Interpretation of the Offer Requirement
The appellate court addressed the question of whether American Family had a duty to offer enhanced PIP coverage when renewing policies. The court concluded that the district court's interpretation of the CAARA was faulty, as the statute does not confine the offer of enhanced PIP benefits solely to newly issued policies. Instead, the court highlighted that the legislative intent of CAARA was to ensure that insureds are adequately informed about available coverage options upon renewal of their policies. By emphasizing the broader interpretation of "issued policies" to include renewals, the appellate court underscored the necessity for insurers to comply with the offer requirements whenever they renew a policy. This interpretation aligned with the overall intent of the CAARA to provide comprehensive coverage for policyholders.
Reformation Date Determination
The court also examined the date of reformation for Mr. Whitehead’s insurance policy, which the district court had set as the date of its post-trial order. The appellate court upheld this decision, reasoning that the selection of a reformation date is an equitable determination based on the specific circumstances of the case. The court highlighted that no prior controlling case law existed to suggest a different effective date for reformation. Furthermore, the appellate court noted that American Family had not been on notice regarding its obligation to pay enhanced PIP benefits until the court's ruling, which justified the date of reformation chosen by the district court. The court concluded that the district court acted within its discretion in selecting this date, thus maintaining the integrity of the reformation process.
Mr. Whitehead's Claims
The appellate court reversed the district court's dismissal of Mr. Whitehead's bad faith breach of contract claim based on the May 2001 policy. The court reasoned that the district court had incorrectly concluded that Mr. Whitehead's complaint did not encompass claims arising from the May 2001 policy. The appellate court found that the broader language used in the plaintiffs' complaint sufficiently notified American Family of the relevant claims. Since the claims related to the May 2001 policy were valid, the court determined that further proceedings were warranted to evaluate Mr. Whitehead’s claims. This ruling emphasized the importance of ensuring that plaintiffs have the opportunity to fully present their claims when the underlying issues of bad faith and contract breaches are at stake.

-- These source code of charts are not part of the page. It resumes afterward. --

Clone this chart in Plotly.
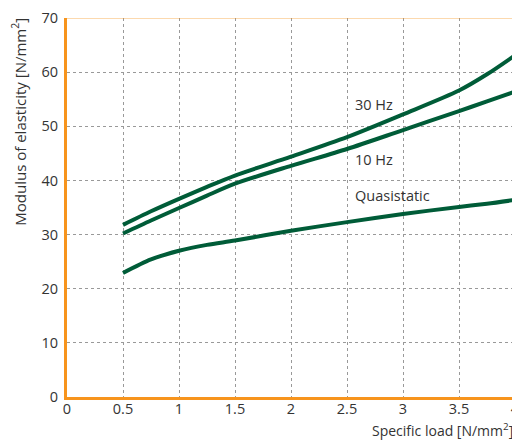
import plotly.graph_objects as go

load = [0.5, 0.75, 1.0, 1.25, 1.5, 2.0, 2.5, 3.0, 3.5, 3.75, 4.0]
hz30 = [31.8, 34.3, 36.6, 38.8, 40.9, 44.4, 48.0, 52.2, 56.6, 59.6, 63.1]
hz10 = [30.2, 32.6, 34.9, 37.2, 39.4, 42.7, 45.8, 49.3, 52.8, 54.6, 56.4]
quasi = [22.9, 25.4, 27.0, 28.1, 28.9, 30.7, 32.3, 33.8, 35.1, 35.7, 36.4]

labels = ["30 Hz", "10 Hz", "Quasistatic"]
label_x = [2.55, 2.55, 2.55]
label_y = [54.0, 43.9, 37.3]

GREEN = "#005C38"
ORANGE = "#F7941D"
TXT = "#333333"

fig = go.Figure()
for ys in (hz30, hz10, quasi):
    fig.add_trace(go.Scatter(x=load, y=ys, mode="lines",
                             line=dict(color=GREEN, width=4, shape="spline", smoothing=0.8),
                             showlegend=False, hoverinfo="skip"))

for t, x, y in zip(labels, label_x, label_y):
    fig.add_annotation(x=x, y=y, text=t, showarrow=False, xanchor="left", yanchor="middle",
                       font=dict(size=14.5, color=TXT))

fig.add_shape(type="line", xref="paper", yref="y", x0=0, x1=1, y0=70, y1=70,
              line=dict(color=ORANGE, width=1), opacity=0.7)

fig.add_annotation(xref="paper", yref="paper", x=-0.108, y=1.005, text="Modulus of elasticity [N/mm<sup>2</sup>]",
                   textangle=-90, showarrow=False, xanchor="center", yanchor="top",
                   font=dict(size=15, color=TXT))
fig.add_annotation(xref="paper", yref="paper", x=1.0, y=-0.055, text="Specific load [N/mm<sup>2</sup>]",
                   showarrow=False, xanchor="right", yanchor="top",
                   font=dict(size=14, color=TXT))

grid = dict(showgrid=True, gridcolor="#999999", gridwidth=1, griddash="3px,3px", zeroline=False)
fig.update_xaxes(range=[0, 4], tickvals=[0, 0.5, 1, 1.5, 2, 2.5, 3, 3.5, 4],
                 ticktext=["0", "0.5", "1", "1.5", "2", "2.5", "3", "3.5", "4"],
                 showline=True, linecolor=ORANGE, linewidth=3, ticks="", **grid,
                 tickfont=dict(size=14.5, color=TXT), ticklabeloverflow="allow",
                 ticklabelstandoff=-3)
fig.update_yaxes(range=[0, 70], tickvals=[0, 10, 20, 30, 40, 50, 60, 70],
                 showline=True, linecolor=ORANGE, linewidth=3, ticks="", **grid,
                 tickfont=dict(size=14.5, color=TXT), ticklabelstandoff=3,
                 ticklabeloverflow="allow")

fig.update_layout(width=512, height=432, margin=dict(l=59, r=0, t=4, b=43),
                  plot_bgcolor="white", paper_bgcolor="white",
                  font=dict(family="Open Sans, sans-serif", color=TXT))
fig.write_html("out.html")
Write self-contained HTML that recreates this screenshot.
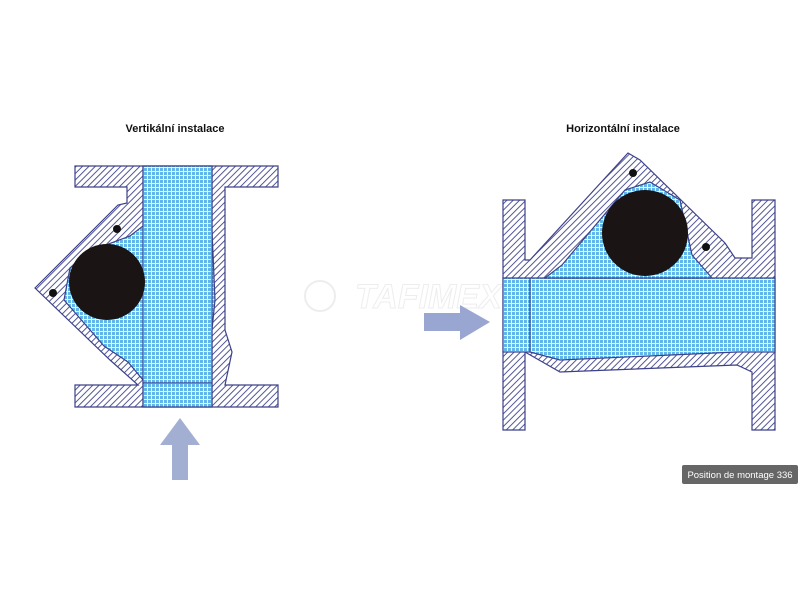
<!DOCTYPE html>
<html><head><meta charset="utf-8"><style>
html,body{margin:0;padding:0;background:#fff;width:800px;height:600px;overflow:hidden}
svg{display:block}
</style></head><body>
<svg width="800" height="600" viewBox="0 0 800 600" xmlns="http://www.w3.org/2000/svg">
<defs>
<pattern id="h" width="4.5" height="4.5" patternUnits="userSpaceOnUse" patternTransform="rotate(45)">
<rect width="4.5" height="4.5" fill="#fff"/><line x1="0" y1="0" x2="0" y2="5" stroke="#4a4e92" stroke-width="1.9"/></pattern>
<pattern id="b" width="4" height="4" patternUnits="userSpaceOnUse">
<rect width="4" height="4" fill="#5fb6ea"/><path d="M0 3.5H4M3.5 0V4" stroke="#eaf6ff" stroke-width="1.1"/></pattern>
</defs>
<g font-family="Liberation Sans, sans-serif" font-weight="bold" font-size="11" fill="#111" text-anchor="middle">
<text x="175" y="132">Vertikální instalace</text>
<text x="623" y="132">Horizontální instalace</text>
</g>
<g opacity="0.5" stroke="#ddd" fill="none" stroke-width="2">
<circle cx="320" cy="296" r="15"/>
<text x="355" y="308" font-family="Liberation Sans, sans-serif" font-style="italic" font-weight="bold" font-size="34" fill="#fff" stroke="#ddd" stroke-width="1">TAFIMEX</text>
</g>
<!-- LEFT VALVE -->
<g stroke="#3d4189" stroke-width="1.2">
<path d="M75 166H278V187H225V330L232 352L225 385H278V407H75V385H138L110 360L35 288L118 205L127 203V187H75Z" fill="url(#h)"/>
<path d="M143 166H212V230L215 300L212 330V407H143V380L128 362L104 346L64 300L70 268L92 250L130 236L143 226Z" fill="url(#b)"/>
<line x1="143" y1="166" x2="143" y2="407"/><line x1="212" y1="166" x2="212" y2="407"/>
<line x1="143" y1="383" x2="212" y2="383"/>
</g>
<circle cx="107" cy="282" r="38" fill="#1a1414"/>
<circle cx="117" cy="229" r="4" fill="#111"/>
<circle cx="53" cy="293" r="4" fill="#111"/>
<!-- RIGHT VALVE -->
<g stroke="#3d4189" stroke-width="1.2">
<path d="M503 200H525V260L530 260L628 153L640 160L725 243L735 258H752V200H775V430H752V372L737 365L560 372L525 352V430H503Z" fill="url(#h)"/>
<path d="M503 278H775V352H737L560 360L530 352H503Z" fill="url(#b)"/>
<path d="M545 278L562 265L625 190L650 182L680 200L692 255L712 278Z" fill="url(#b)"/>
<line x1="530" y1="278" x2="530" y2="352"/>
</g>
<circle cx="645" cy="233" r="43" fill="#1a1414"/>
<circle cx="633" cy="173" r="4" fill="#111"/>
<circle cx="706" cy="247" r="4" fill="#111"/>
<!-- arrows -->
<path d="M172 480V445H160L180 418L200 445H188V480Z" fill="#a3aed3"/>
<path d="M424 313H460V305L490 322L460 340V331H424Z" fill="#98a6d1"/>
<rect x="682" y="465" width="116" height="19" rx="2" fill="#666"/>
<text x="740" y="478" font-family="Liberation Sans, sans-serif" font-size="9.5" fill="#fff" text-anchor="middle">Position de montage 336</text>
</svg>
</body></html>
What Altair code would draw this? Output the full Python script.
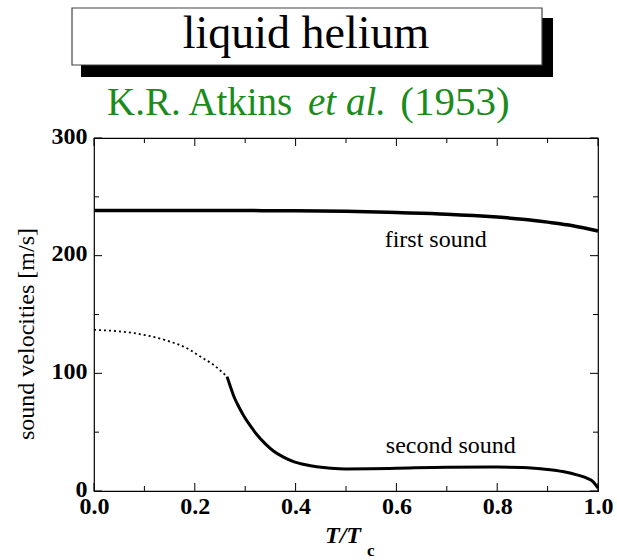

Conclusion on Attorney Fees
Lastly, the appellate court affirmed the district court's denial of attorney fees for Mr. Whitehead based on multiple procedural deficiencies in his request. The court noted that Mr. Whitehead's motion for attorney fees was deemed untimely and that he failed to comply with local rules regarding the required format for his submission. The district court had identified discrepancies in the billing details that rendered it impossible to determine the actual reasonable attorney fees. Given these glaring errors, the appellate court concluded that the district court acted appropriately in denying the request for fees. The court’s ruling reinforced the necessity for compliance with procedural requirements in attorney fee motions to ensure fair and accurate assessments of costs.